O’Reilly Automotive shows a mix of impressive profitability and a high-risk balance sheet. The company consistently generates strong profits, with a recent quarterly operating margin of 20.74% and a high return on invested capital of 33.45%. However, its aggressive share buyback program has resulted in a negative shareholders' equity of -894.7 million and high total debt of 8.4 billion. While operations are throwing off plenty of cash, the fragile balance sheet makes the stock's financial foundation look precarious. The investor takeaway is mixed, weighing elite operational performance against significant financial leverage risk.

Comprehensive Analysis

O'Reilly Automotive presents a compelling, yet complex, financial picture. A quick health check reveals the company is highly profitable, reporting $725.9 million in net income in its most recent quarter (Q3 2025) on revenues of $4.7 billion. It is also generating substantial real cash, with $616.5 million in cash flow from operations in the same period. However, the balance sheet is a major point of concern. The company operates with negative shareholders' equity (-894.7 million) and carries significant debt ($8.4 billion). This structure, largely a result of aggressive share repurchases, creates financial risk despite the strong operational performance. There are no immediate signs of stress in profitability, but the high leverage is a persistent risk factor.
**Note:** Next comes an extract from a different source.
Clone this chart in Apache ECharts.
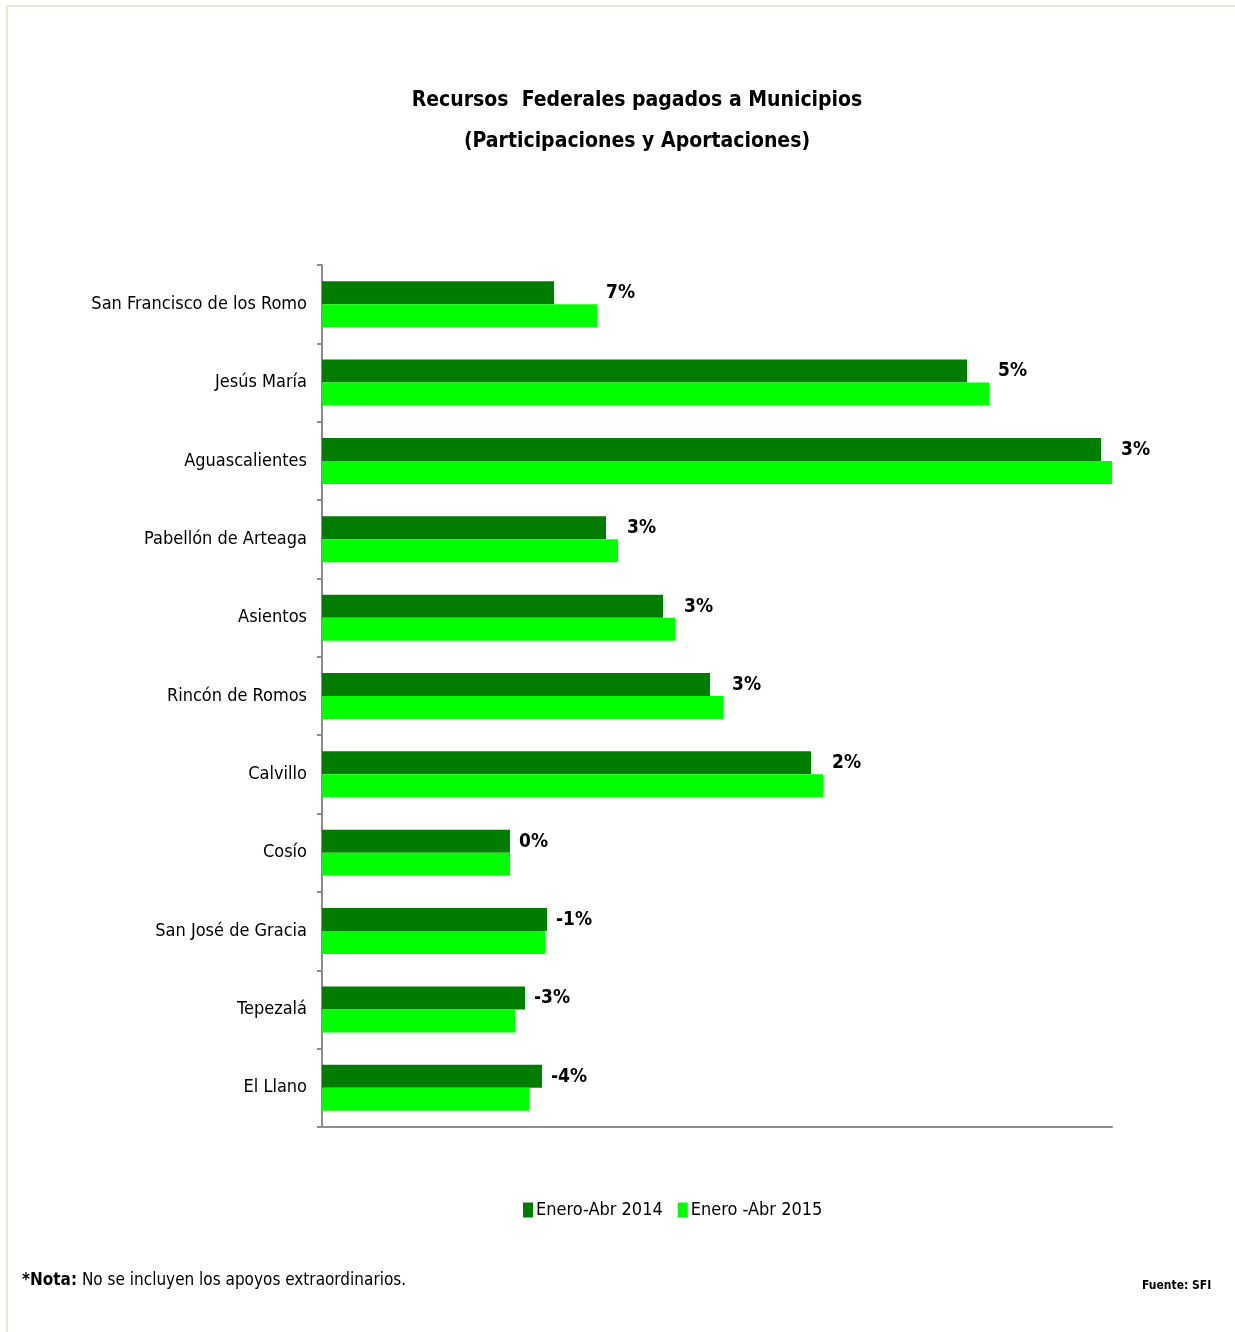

The company's income statement demonstrates considerable strength and consistency. For its latest fiscal year (FY 2024), O'Reilly generated $16.7 billion in revenue, which has continued to grow, reaching $4.7 billion in the most recent quarter, up 7.82% from the prior year period. Profitability is a standout feature. The gross margin has remained stable and robust, standing at 51.85% in Q3 2025, slightly better than the 51.2% for the full year. More importantly, the operating margin is exceptionally strong for a retailer at 20.74% in the last quarter. This indicates excellent cost control and significant pricing power, allowing the company to translate sales growth directly into bottom-line profits for shareholders.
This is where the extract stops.